Records with drawing code:
········

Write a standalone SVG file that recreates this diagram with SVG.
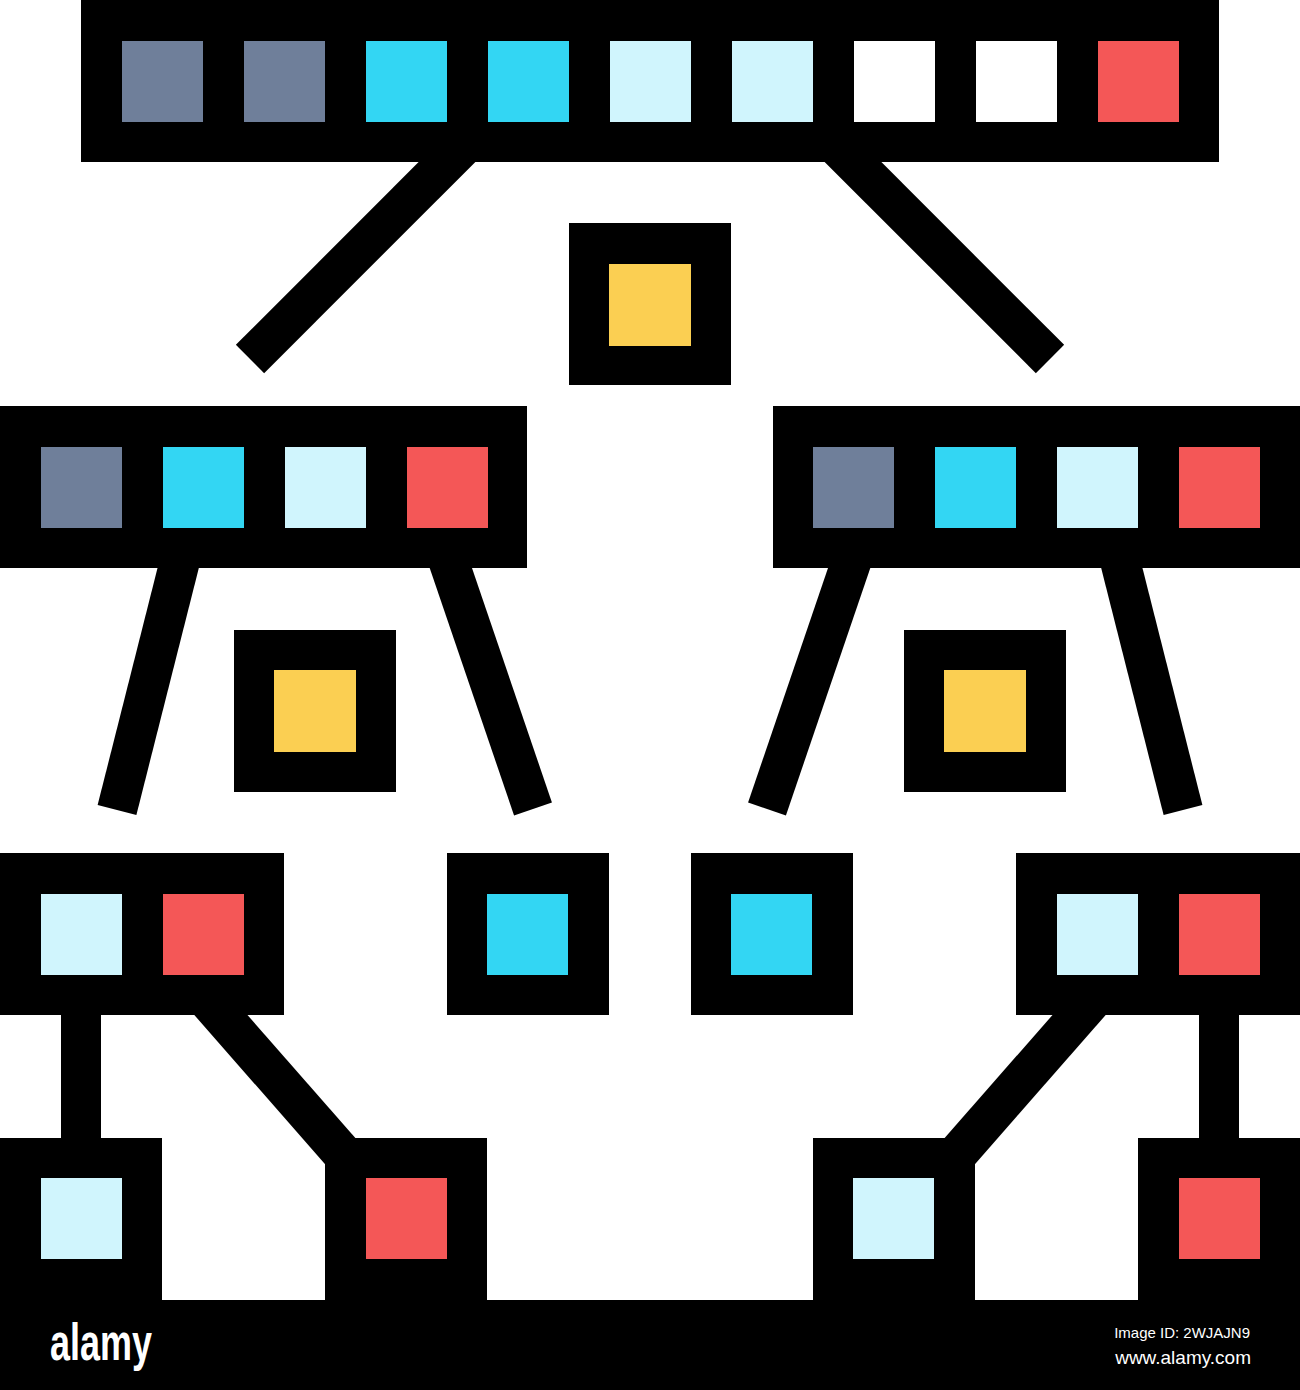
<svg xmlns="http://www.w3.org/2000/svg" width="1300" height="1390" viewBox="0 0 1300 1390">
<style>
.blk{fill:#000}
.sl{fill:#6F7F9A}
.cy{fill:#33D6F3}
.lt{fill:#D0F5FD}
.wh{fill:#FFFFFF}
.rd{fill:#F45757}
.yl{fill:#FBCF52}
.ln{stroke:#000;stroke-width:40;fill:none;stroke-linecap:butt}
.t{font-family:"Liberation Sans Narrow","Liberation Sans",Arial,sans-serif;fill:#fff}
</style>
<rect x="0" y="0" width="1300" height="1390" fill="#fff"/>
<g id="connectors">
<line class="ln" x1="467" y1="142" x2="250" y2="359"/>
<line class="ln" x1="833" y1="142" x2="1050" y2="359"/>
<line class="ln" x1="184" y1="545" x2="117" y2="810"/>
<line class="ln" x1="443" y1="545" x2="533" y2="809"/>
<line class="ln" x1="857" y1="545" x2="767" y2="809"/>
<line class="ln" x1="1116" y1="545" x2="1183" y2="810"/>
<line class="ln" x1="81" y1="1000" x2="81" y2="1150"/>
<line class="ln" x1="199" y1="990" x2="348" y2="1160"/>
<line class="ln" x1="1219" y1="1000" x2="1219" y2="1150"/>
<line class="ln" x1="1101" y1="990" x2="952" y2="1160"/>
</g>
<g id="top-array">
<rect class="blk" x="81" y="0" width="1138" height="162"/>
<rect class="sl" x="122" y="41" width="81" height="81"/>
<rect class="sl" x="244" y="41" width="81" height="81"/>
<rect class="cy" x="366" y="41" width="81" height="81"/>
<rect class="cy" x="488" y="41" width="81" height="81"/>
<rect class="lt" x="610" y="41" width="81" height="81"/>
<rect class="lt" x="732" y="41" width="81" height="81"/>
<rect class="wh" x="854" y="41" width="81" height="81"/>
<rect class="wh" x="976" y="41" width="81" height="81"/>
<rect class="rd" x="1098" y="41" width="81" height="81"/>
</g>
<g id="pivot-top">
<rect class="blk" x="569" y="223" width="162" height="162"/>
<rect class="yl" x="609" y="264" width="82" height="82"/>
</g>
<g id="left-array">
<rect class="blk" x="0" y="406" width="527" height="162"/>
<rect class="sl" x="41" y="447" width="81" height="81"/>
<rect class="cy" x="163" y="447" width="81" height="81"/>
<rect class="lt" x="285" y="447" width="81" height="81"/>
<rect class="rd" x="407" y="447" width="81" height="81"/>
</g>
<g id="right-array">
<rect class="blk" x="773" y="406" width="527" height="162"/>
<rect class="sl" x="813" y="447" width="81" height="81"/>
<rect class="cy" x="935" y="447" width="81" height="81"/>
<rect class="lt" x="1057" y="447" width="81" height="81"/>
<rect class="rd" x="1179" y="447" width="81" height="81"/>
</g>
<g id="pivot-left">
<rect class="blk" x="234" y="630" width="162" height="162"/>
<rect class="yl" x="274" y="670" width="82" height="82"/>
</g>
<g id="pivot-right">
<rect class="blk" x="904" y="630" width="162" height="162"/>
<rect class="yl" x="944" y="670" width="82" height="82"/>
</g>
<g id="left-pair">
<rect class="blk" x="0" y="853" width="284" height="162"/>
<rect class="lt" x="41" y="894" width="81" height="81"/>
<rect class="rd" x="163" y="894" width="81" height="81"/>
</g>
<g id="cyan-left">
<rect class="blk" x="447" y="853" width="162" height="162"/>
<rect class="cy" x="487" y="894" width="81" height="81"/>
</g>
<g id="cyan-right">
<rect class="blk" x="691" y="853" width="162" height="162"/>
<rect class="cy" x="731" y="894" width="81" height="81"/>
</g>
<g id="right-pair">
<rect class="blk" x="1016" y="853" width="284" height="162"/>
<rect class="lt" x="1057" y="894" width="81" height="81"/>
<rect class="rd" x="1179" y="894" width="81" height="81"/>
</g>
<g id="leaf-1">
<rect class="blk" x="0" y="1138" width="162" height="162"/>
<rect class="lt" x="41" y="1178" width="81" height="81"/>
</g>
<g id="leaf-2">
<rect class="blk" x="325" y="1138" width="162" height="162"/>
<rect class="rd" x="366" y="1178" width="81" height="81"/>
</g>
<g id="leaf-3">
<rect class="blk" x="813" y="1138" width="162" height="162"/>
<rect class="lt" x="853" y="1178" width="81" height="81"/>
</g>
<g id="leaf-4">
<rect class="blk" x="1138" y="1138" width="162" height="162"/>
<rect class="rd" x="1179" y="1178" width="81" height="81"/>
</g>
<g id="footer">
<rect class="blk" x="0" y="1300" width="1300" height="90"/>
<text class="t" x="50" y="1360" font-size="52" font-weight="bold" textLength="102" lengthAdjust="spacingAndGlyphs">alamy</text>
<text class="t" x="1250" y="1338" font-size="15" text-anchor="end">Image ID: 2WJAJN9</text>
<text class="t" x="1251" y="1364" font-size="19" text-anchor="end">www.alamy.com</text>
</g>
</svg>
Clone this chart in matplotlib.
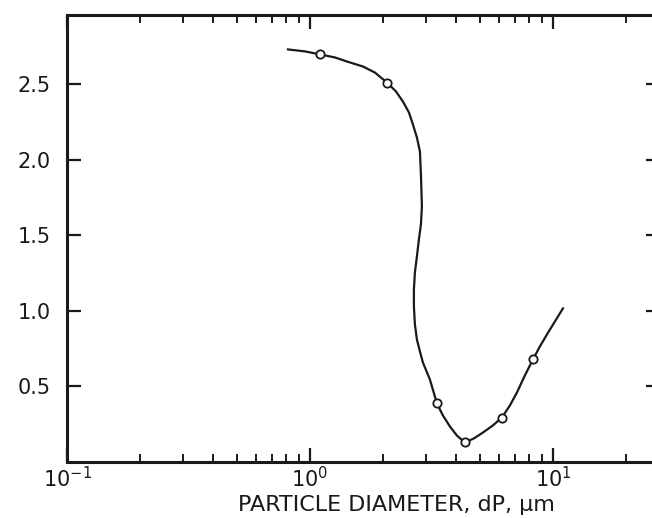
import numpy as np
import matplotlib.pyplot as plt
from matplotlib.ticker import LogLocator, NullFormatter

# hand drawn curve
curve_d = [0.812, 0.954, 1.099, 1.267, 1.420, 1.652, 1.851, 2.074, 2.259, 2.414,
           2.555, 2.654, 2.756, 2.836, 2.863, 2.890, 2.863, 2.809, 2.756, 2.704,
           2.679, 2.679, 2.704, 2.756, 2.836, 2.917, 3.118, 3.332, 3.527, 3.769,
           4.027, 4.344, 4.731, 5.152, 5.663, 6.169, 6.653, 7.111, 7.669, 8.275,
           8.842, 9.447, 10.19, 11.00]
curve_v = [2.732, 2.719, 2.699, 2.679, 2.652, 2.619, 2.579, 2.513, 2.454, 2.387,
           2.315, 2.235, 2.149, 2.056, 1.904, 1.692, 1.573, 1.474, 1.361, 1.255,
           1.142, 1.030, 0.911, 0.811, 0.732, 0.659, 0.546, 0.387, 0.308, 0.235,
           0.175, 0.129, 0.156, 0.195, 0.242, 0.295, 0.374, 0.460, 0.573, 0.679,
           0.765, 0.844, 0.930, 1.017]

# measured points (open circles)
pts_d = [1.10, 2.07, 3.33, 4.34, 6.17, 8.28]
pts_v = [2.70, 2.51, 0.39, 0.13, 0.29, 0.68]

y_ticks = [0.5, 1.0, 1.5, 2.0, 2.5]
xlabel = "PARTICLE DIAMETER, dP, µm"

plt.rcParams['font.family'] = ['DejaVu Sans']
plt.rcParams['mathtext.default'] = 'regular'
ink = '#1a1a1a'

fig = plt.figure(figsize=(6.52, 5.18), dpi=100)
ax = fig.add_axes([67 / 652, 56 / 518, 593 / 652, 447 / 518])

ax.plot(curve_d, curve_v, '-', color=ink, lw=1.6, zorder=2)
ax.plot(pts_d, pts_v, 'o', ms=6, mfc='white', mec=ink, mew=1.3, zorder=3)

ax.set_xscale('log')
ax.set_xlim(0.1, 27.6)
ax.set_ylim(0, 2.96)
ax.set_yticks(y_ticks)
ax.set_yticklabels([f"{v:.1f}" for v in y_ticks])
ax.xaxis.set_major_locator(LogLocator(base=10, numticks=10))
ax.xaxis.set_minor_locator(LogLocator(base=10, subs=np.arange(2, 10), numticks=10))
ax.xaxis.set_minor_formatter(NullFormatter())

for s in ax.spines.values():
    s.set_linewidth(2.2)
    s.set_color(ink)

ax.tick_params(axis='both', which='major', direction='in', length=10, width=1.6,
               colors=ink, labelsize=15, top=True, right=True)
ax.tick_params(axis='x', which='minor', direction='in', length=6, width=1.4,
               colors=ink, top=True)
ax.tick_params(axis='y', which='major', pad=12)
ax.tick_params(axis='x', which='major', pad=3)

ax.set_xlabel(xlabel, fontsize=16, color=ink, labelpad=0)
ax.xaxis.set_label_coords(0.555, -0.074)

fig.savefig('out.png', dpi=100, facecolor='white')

········

§ **Task statement**:
Set down exactly the lines above, from the line containing "Clone this chart in matplotlib." through the line containing "ax = fig.add_axes([67". Skip the pictures.

§ **Response to the task**:
Clone this chart in matplotlib.
import numpy as np
import matplotlib.pyplot as plt
from matplotlib.ticker import LogLocator, NullFormatter

# hand drawn curve
curve_d = [0.812, 0.954, 1.099, 1.267, 1.420, 1.652, 1.851, 2.074, 2.259, 2.414,
           2.555, 2.654, 2.756, 2.836, 2.863, 2.890, 2.863, 2.809, 2.756, 2.704,
           2.679, 2.679, 2.704, 2.756, 2.836, 2.917, 3.118, 3.332, 3.527, 3.769,
           4.027, 4.344, 4.731, 5.152, 5.663, 6.169, 6.653, 7.111, 7.669, 8.275,
           8.842, 9.447, 10.19, 11.00]
curve_v = [2.732, 2.719, 2.699, 2.679, 2.652, 2.619, 2.579, 2.513, 2.454, 2.387,
           2.315, 2.235, 2.149, 2.056, 1.904, 1.692, 1.573, 1.474, 1.361, 1.255,
           1.142, 1.030, 0.911, 0.811, 0.732, 0.659, 0.546, 0.387, 0.308, 0.235,
           0.175, 0.129, 0.156, 0.195, 0.242, 0.295, 0.374, 0.460, 0.573, 0.679,
           0.765, 0.844, 0.930, 1.017]

# measured points (open circles)
pts_d = [1.10, 2.07, 3.33, 4.34, 6.17, 8.28]
pts_v = [2.70, 2.51, 0.39, 0.13, 0.29, 0.68]

y_ticks = [0.5, 1.0, 1.5, 2.0, 2.5]
xlabel = "PARTICLE DIAMETER, dP, µm"

plt.rcParams['font.family'] = ['DejaVu Sans']
plt.rcParams['mathtext.default'] = 'regular'
ink = '#1a1a1a'

fig = plt.figure(figsize=(6.52, 5.18), dpi=100)
ax = fig.add_axes([67 / 652, 56 / 518, 593 / 652, 447 / 518])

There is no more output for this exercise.